• **Exercise**: Give again only the lines beginning with the one that contains "Write a component" and ending with the one that contains "const qtUndissectedArc: T3[]"; include both of those lines.

START Records shown

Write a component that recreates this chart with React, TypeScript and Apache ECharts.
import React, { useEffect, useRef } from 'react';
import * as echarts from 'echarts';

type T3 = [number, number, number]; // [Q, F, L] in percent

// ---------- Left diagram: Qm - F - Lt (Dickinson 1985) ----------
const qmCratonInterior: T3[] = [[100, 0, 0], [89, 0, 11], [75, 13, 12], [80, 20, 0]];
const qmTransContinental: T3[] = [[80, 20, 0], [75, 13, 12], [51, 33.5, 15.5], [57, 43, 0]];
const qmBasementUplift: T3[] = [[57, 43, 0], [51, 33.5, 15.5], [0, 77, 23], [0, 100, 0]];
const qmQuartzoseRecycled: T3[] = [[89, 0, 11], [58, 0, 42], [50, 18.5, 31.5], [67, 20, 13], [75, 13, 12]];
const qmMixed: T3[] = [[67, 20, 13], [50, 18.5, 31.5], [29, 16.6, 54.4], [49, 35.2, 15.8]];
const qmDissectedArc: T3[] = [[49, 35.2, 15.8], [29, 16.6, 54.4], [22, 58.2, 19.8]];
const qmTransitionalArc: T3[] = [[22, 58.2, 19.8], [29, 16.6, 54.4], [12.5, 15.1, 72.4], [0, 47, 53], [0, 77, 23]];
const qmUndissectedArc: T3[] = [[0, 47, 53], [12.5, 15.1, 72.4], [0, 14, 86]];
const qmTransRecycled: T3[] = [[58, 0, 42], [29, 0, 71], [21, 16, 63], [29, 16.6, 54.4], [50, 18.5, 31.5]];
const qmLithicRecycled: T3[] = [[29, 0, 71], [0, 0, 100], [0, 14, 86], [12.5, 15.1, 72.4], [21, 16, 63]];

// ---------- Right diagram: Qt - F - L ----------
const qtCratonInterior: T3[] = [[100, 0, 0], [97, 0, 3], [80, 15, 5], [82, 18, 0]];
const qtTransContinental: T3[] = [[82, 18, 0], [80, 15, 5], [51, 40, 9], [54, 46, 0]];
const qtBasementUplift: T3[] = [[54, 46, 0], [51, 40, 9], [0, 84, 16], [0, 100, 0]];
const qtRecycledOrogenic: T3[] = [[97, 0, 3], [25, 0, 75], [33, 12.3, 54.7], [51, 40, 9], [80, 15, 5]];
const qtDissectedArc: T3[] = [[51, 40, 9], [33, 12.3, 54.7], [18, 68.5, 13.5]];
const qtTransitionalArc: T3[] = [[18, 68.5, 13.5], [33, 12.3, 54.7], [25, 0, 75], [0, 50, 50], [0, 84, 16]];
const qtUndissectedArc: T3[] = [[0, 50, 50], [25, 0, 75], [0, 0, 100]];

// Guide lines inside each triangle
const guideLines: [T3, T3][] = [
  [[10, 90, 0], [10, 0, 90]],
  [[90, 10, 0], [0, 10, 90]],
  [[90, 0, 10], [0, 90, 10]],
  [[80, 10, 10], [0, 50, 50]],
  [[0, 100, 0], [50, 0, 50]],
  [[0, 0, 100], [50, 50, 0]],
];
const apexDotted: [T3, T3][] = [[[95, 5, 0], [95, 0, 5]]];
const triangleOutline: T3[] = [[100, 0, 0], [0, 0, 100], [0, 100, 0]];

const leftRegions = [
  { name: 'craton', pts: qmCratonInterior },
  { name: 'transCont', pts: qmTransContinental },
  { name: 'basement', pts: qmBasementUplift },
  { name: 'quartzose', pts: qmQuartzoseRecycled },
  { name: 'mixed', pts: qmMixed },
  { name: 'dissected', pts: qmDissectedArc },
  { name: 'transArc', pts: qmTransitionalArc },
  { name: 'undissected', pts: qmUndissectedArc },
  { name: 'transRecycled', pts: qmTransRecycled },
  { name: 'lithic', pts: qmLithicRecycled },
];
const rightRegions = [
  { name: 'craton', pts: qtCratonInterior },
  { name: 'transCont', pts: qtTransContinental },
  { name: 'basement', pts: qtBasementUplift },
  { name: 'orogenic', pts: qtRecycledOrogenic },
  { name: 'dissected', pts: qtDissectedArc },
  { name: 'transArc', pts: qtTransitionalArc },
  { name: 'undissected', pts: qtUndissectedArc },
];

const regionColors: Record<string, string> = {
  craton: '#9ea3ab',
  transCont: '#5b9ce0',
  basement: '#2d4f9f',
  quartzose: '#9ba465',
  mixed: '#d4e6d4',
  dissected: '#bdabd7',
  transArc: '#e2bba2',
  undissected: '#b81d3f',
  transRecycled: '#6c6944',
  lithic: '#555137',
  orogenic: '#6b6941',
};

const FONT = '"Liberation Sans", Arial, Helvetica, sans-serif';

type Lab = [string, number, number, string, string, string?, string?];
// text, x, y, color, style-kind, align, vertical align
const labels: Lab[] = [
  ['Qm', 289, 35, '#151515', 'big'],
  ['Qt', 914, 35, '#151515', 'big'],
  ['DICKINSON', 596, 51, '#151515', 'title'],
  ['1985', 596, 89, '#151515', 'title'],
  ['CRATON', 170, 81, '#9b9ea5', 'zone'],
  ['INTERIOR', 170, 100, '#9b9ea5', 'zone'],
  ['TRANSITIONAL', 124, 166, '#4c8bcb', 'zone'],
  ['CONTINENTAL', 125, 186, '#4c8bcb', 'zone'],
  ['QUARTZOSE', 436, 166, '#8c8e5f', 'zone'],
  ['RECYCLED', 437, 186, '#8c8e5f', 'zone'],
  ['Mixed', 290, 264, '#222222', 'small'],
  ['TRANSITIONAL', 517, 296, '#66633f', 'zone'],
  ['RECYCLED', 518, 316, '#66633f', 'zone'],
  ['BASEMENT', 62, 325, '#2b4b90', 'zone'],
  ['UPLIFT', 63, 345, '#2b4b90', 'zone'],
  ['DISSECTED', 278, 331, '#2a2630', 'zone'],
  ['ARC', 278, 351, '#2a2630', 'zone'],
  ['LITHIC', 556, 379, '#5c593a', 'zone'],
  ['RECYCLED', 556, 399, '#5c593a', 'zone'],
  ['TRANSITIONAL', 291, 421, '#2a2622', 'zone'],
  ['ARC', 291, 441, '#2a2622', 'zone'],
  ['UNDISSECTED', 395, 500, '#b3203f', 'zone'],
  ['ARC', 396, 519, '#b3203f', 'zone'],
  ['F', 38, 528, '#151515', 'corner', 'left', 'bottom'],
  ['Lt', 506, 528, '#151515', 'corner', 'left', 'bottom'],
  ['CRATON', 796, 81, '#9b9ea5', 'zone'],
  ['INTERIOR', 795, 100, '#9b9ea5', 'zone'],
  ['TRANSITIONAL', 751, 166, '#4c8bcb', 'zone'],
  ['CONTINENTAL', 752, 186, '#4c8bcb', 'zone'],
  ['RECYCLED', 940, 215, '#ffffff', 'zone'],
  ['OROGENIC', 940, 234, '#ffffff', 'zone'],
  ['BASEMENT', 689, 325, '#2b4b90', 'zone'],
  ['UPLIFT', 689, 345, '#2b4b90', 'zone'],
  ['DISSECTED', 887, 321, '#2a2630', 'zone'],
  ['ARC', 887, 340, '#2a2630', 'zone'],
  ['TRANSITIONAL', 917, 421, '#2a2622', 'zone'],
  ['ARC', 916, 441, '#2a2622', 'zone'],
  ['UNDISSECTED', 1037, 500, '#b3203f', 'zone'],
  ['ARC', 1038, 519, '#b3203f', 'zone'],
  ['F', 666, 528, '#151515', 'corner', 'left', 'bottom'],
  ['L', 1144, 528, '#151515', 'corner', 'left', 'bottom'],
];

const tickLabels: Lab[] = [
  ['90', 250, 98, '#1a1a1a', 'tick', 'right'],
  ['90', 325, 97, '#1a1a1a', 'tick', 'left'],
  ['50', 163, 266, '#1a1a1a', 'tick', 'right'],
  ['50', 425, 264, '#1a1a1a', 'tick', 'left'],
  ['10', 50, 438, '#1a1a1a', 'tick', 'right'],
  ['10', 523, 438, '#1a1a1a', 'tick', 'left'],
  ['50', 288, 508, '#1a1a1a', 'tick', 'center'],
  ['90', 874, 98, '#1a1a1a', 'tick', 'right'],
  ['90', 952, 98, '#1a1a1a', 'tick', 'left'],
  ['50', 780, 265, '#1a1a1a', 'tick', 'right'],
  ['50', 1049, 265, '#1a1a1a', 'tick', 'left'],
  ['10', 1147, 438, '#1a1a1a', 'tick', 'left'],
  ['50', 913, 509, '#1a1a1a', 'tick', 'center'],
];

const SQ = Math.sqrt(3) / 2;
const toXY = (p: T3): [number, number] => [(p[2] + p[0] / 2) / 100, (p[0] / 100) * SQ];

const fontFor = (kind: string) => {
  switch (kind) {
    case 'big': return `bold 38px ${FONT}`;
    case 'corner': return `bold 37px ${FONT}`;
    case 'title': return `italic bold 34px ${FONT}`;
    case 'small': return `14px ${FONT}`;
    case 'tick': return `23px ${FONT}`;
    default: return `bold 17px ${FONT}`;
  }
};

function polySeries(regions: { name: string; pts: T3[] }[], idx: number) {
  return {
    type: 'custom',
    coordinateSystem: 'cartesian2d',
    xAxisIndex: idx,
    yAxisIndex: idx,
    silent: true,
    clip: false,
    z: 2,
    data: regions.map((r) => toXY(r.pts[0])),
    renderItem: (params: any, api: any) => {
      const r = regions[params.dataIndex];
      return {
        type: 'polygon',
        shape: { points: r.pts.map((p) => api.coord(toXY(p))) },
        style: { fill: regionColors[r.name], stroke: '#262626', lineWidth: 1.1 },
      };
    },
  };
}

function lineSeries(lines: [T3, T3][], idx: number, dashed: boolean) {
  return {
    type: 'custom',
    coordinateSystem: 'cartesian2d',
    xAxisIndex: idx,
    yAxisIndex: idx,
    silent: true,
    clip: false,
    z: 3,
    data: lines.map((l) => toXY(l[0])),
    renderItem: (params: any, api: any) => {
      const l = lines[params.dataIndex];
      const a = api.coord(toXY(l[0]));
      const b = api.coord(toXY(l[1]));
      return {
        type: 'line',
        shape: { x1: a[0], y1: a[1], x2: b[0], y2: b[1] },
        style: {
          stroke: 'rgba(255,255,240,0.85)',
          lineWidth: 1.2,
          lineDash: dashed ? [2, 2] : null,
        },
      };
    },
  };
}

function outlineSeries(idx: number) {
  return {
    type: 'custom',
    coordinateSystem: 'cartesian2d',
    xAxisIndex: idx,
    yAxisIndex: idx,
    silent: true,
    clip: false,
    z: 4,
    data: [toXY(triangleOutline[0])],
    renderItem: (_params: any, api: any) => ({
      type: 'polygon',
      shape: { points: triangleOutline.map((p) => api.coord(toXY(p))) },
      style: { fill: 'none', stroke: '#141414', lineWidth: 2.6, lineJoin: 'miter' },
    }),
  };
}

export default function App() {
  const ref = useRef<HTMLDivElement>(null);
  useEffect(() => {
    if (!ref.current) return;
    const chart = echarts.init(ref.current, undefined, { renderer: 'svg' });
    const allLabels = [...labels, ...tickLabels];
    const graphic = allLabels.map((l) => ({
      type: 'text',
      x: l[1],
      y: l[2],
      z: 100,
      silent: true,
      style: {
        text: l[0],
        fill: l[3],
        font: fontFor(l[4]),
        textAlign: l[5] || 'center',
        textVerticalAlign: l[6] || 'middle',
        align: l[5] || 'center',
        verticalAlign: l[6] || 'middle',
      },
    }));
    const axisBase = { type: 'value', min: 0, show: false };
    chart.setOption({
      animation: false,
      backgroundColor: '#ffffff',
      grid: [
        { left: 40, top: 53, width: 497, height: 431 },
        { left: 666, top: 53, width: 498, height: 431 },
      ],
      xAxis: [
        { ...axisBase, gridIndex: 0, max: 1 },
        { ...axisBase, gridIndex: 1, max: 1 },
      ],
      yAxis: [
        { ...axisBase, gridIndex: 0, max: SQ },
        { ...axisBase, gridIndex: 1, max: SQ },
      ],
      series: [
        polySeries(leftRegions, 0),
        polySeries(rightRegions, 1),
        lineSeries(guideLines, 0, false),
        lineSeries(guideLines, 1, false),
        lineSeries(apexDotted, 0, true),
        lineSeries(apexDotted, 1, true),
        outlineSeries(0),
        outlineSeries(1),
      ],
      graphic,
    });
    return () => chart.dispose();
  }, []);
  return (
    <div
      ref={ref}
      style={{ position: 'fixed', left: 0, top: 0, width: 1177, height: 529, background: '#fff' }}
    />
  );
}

END Records shown
START Records shown

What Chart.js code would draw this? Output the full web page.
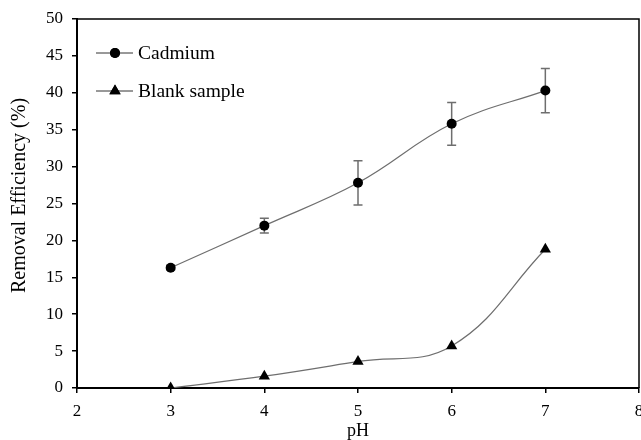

END Records shown
START Records shown

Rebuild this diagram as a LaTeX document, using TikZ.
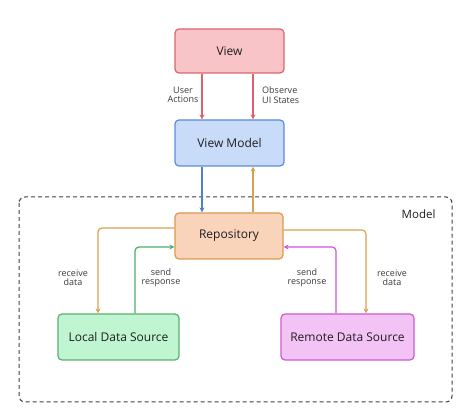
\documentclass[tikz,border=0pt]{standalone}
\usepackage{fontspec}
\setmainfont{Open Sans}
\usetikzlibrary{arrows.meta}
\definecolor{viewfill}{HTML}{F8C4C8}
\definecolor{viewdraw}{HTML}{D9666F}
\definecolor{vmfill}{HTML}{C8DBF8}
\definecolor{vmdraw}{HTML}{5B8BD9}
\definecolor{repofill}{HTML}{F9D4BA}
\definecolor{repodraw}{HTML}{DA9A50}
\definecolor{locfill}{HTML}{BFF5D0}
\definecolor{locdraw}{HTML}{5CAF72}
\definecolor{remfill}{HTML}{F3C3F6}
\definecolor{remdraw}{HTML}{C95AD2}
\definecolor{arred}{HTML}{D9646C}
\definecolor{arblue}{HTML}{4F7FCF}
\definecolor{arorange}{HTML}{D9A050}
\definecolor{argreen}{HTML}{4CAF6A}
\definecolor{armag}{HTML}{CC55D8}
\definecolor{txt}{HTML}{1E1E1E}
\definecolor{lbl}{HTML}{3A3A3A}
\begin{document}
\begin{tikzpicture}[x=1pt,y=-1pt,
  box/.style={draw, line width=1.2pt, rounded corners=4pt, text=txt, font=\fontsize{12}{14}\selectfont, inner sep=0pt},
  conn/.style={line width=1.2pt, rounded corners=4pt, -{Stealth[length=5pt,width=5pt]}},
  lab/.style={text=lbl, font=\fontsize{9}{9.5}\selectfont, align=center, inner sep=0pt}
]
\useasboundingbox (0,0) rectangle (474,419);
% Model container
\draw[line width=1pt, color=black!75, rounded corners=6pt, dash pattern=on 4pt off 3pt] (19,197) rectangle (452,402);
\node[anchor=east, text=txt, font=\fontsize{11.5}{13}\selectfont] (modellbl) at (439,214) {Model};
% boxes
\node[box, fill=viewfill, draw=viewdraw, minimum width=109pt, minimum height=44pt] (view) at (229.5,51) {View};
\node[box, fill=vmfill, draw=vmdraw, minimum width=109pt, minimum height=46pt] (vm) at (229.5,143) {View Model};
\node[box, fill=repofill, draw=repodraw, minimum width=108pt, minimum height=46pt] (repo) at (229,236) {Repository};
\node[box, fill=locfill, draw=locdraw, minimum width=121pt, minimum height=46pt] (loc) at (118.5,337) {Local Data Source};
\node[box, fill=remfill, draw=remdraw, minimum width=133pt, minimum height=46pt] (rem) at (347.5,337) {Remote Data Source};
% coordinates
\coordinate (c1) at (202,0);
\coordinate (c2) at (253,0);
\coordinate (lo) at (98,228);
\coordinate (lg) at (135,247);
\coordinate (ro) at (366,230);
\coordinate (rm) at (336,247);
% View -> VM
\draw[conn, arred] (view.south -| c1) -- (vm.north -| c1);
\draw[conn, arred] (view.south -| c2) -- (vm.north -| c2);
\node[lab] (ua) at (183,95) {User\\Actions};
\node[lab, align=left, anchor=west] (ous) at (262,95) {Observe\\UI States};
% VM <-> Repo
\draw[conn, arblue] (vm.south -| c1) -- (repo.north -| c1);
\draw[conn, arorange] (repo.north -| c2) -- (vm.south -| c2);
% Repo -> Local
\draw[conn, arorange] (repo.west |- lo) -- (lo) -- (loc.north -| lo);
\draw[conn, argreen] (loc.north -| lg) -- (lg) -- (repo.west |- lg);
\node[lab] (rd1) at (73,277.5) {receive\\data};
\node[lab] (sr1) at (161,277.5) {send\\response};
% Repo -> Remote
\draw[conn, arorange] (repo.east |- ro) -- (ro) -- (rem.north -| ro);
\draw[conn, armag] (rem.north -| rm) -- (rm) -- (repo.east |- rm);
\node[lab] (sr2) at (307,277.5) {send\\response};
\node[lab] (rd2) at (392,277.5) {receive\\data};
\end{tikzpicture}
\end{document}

END Records shown

• **Reply**:
Write a component that recreates this chart with React, TypeScript and Apache ECharts.
import React, { useEffect, useRef } from 'react';
import * as echarts from 'echarts';

type T3 = [number, number, number]; // [Q, F, L] in percent

// ---------- Left diagram: Qm - F - Lt (Dickinson 1985) ----------
const qmCratonInterior: T3[] = [[100, 0, 0], [89, 0, 11], [75, 13, 12], [80, 20, 0]];
const qmTransContinental: T3[] = [[80, 20, 0], [75, 13, 12], [51, 33.5, 15.5], [57, 43, 0]];
const qmBasementUplift: T3[] = [[57, 43, 0], [51, 33.5, 15.5], [0, 77, 23], [0, 100, 0]];
const qmQuartzoseRecycled: T3[] = [[89, 0, 11], [58, 0, 42], [50, 18.5, 31.5], [67, 20, 13], [75, 13, 12]];
const qmMixed: T3[] = [[67, 20, 13], [50, 18.5, 31.5], [29, 16.6, 54.4], [49, 35.2, 15.8]];
const qmDissectedArc: T3[] = [[49, 35.2, 15.8], [29, 16.6, 54.4], [22, 58.2, 19.8]];
const qmTransitionalArc: T3[] = [[22, 58.2, 19.8], [29, 16.6, 54.4], [12.5, 15.1, 72.4], [0, 47, 53], [0, 77, 23]];
const qmUndissectedArc: T3[] = [[0, 47, 53], [12.5, 15.1, 72.4], [0, 14, 86]];
const qmTransRecycled: T3[] = [[58, 0, 42], [29, 0, 71], [21, 16, 63], [29, 16.6, 54.4], [50, 18.5, 31.5]];
const qmLithicRecycled: T3[] = [[29, 0, 71], [0, 0, 100], [0, 14, 86], [12.5, 15.1, 72.4], [21, 16, 63]];

// ---------- Right diagram: Qt - F - L ----------
const qtCratonInterior: T3[] = [[100, 0, 0], [97, 0, 3], [80, 15, 5], [82, 18, 0]];
const qtTransContinental: T3[] = [[82, 18, 0], [80, 15, 5], [51, 40, 9], [54, 46, 0]];
const qtBasementUplift: T3[] = [[54, 46, 0], [51, 40, 9], [0, 84, 16], [0, 100, 0]];
const qtRecycledOrogenic: T3[] = [[97, 0, 3], [25, 0, 75], [33, 12.3, 54.7], [51, 40, 9], [80, 15, 5]];
const qtDissectedArc: T3[] = [[51, 40, 9], [33, 12.3, 54.7], [18, 68.5, 13.5]];
const qtTransitionalArc: T3[] = [[18, 68.5, 13.5], [33, 12.3, 54.7], [25, 0, 75], [0, 50, 50], [0, 84, 16]];
const qtUndissectedArc: T3[] = [[0, 50, 50], [25, 0, 75], [0, 0, 100]];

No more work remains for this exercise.